3. Ignoring discounts and returns timing
Returns and discounts may occur in a different period than the original sale. If your filing method is cash basis or accrual basis, your tax return mapping must match jurisdiction rules and system timing.
4. Applying one rate to all locations
Multi-location and ecommerce businesses frequently ship across mixed tax jurisdictions. Destination-based states require correct rate based on delivery address, not business headquarters.
5. Weak documentation
During audits, the issue is often not the formula.
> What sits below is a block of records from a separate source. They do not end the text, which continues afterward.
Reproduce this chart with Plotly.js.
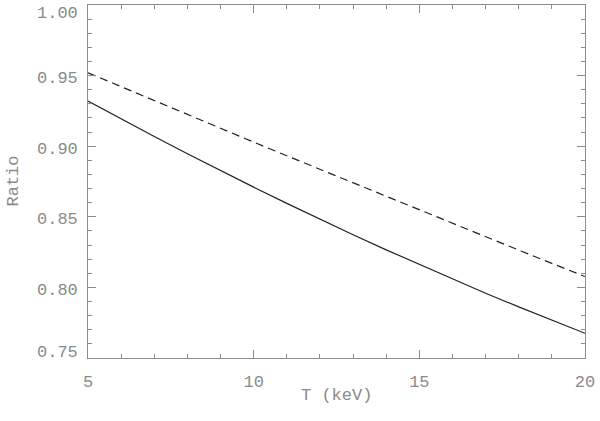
<!DOCTYPE html>
<html>
<head>
<meta charset="utf-8">
<script src="https://cdn.plot.ly/plotly-3.0.1.min.js"></script>
<style>
  html, body { margin: 0; padding: 0; background: #fff; }
  #plot { width: 600px; height: 421px; }
</style>
</head>
<body>
<div id="plot"></div>
<script>
// temperature grid (keV)
const T = [5, 6, 7, 8, 9, 10, 11, 12, 13, 14, 15, 16, 17, 18, 19, 20];

// solid curve
const ratioSolid = [0.932, 0.9193, 0.9069, 0.8947, 0.8827, 0.8710, 0.8595, 0.8483,
                    0.8373, 0.8266, 0.8162, 0.8059, 0.7959, 0.7862, 0.7767, 0.7675];

// dashed curve
const ratioDashed = [0.952, 0.9421, 0.9322, 0.9224, 0.9127, 0.9029, 0.8932, 0.8836,
                     0.8739, 0.8643, 0.8548, 0.8453, 0.8358, 0.8264, 0.8170, 0.8077];

const yTicks = [0.75, 0.80, 0.85, 0.90, 0.95, 1.00];
const yTickText = ['0.75', '0.80', '0.85', '0.90', '0.95', '1.00'];
const xTicks = [5, 10, 15, 20];
const xTickText = ['5', '10', '15', '20'];

const axisCol = '#8c8c8c';
const textCol = '#8a8a8a';
const tickFont = { family: 'Liberation Mono, DejaVu Sans Mono, monospace', size: 17, color: textCol };

const traces = [
  {
    x: T, y: ratioSolid,
    mode: 'lines',
    line: { color: '#222', width: 1.2 },
    hoverinfo: 'skip'
  },
  {
    x: T, y: ratioDashed,
    mode: 'lines',
    line: { color: '#222', width: 1.2, dash: '8px,5px' },
    hoverinfo: 'skip'
  }
];

// IDL-style y labels: sit a little below the tick, end labels pulled inward
const yLabels = yTicks.map((v, i) => {
  let shift = -3;
  if (i === 0) shift = 6;
  if (i === yTicks.length - 1) shift = -8;
  return {
    text: yTickText[i],
    xref: 'paper', yref: 'y',
    x: 0, y: v,
    xanchor: 'right', yanchor: 'middle',
    xshift: -8, yshift: shift,
    showarrow: false,
    font: tickFont
  };
});

const layout = {
  width: 600,
  height: 421,
  margin: { l: 88, r: 15, t: 5, b: 63 },
  paper_bgcolor: '#fff',
  plot_bgcolor: '#fff',
  showlegend: false,
  xaxis: {
    range: [5, 20],
    tickvals: xTicks,
    ticktext: xTickText,
    ticks: 'inside',
    ticklen: 8,
    tickcolor: axisCol,
    tickwidth: 1,
    ticklabelstandoff: 8,
    showline: true,
    linecolor: axisCol,
    linewidth: 1,
    mirror: 'allticks',
    showgrid: false,
    zeroline: false,
    tickfont: tickFont,
    minor: { dtick: 1, ticks: 'inside', ticklen: 4, tickcolor: axisCol, showgrid: false }
  },
  yaxis: {
    range: [0.75, 1.0],
    tickvals: yTicks,
    showticklabels: false,
    ticks: 'inside',
    ticklen: 8,
    tickcolor: axisCol,
    tickwidth: 1,
    showline: true,
    linecolor: axisCol,
    linewidth: 1,
    mirror: 'allticks',
    showgrid: false,
    zeroline: false,
    minor: { dtick: 0.01, tick0: 0.75, ticks: 'inside', ticklen: 4, tickcolor: axisCol, showgrid: false }
  },
  annotations: [
    ...yLabels,
    {
      text: 'Ratio',
      xref: 'paper', yref: 'paper',
      x: 0, y: 0.5,
      xanchor: 'center', yanchor: 'middle',
      xshift: -75, textangle: -90,
      showarrow: false,
      font: tickFont
    },
    {
      text: 'T (keV)',
      xref: 'paper', yref: 'paper',
      x: 0.5, y: -0.105,
      xanchor: 'center', yanchor: 'middle',
      showarrow: false,
      font: tickFont
    }
  ]
};

Plotly.newPlot('plot', traces, layout, { staticPlot: true, displayModeBar: false });
</script>
</body>
</html>
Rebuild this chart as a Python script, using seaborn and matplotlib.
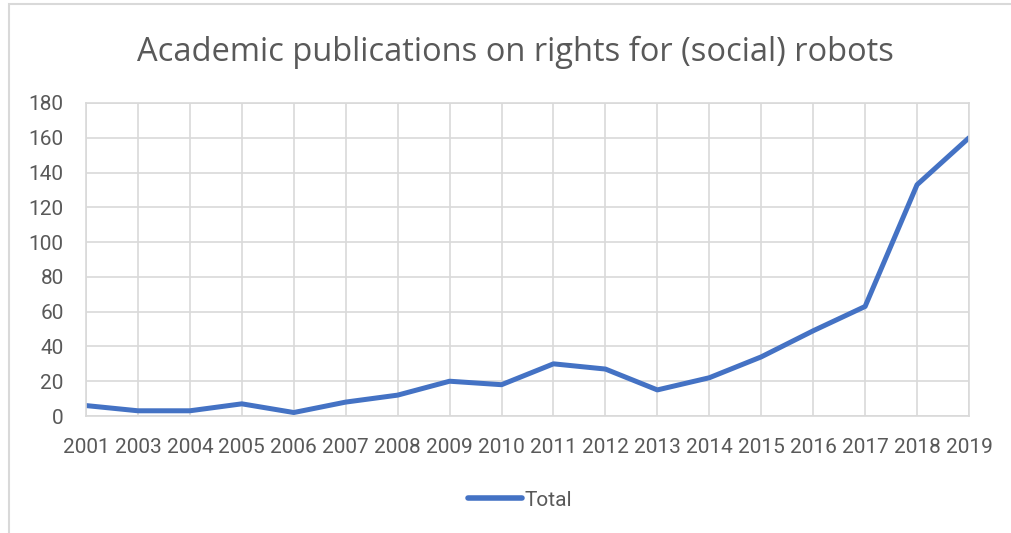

It is missing support: exemption certificates, return logs, product taxability matrix, and transaction-level reports.
How to build a reliable monthly workflow
- Export monthly gross sales by channel and jurisdiction.
- Reconcile totals to your payment processor and general ledger.
- Separate adjustments: returns, discounts, allowances, bad debts (if applicable).
- Tag exempt transactions and confirm valid supporting documents.
- Compute taxable sales by jurisdiction.
- Apply rates or tax extraction formula based on your pricing model.
- Review reasonableness: compare tax-to-sales ratio vs prior months.
- File and archive workpapers for each period.
Audit readiness and records retention
If your gross sales are high or spread across multiple states, your best defense is process consistency. Keep detailed records of:
- Sales journals and invoice registers.
- Tax collected reports by location and filing period.
- Exemption certificates and customer tax status evidence.
- Credit memo and return authorization documentation.
- Rate tables and effective date records used in your system.
Good records reduce assessment risk and shorten audit response time. They also help you identify overpayments you may be able to recover through adjustments or refund claims.
Authoritative resources for current rules and data
Use official sources for rule verification and reporting context:
- U.S. Census Bureau Retail Trade Data (.gov)
- California Department of Tax and Fee Administration Sales and Use Tax Rates (.gov)
- Texas Comptroller Sales and Use Tax Guidance (.gov)
Final takeaway
Calculating sales tax on gross sales is not difficult once your definitions are clean. Start with gross sales, subtract valid deductions, isolate exempt amounts, and then apply either tax-exclusive or tax-inclusive math correctly. The largest errors happen before the formula, usually in data classification. With a consistent process, rate verification, and defensible documentation, your sales tax filings become predictable and audit-ready.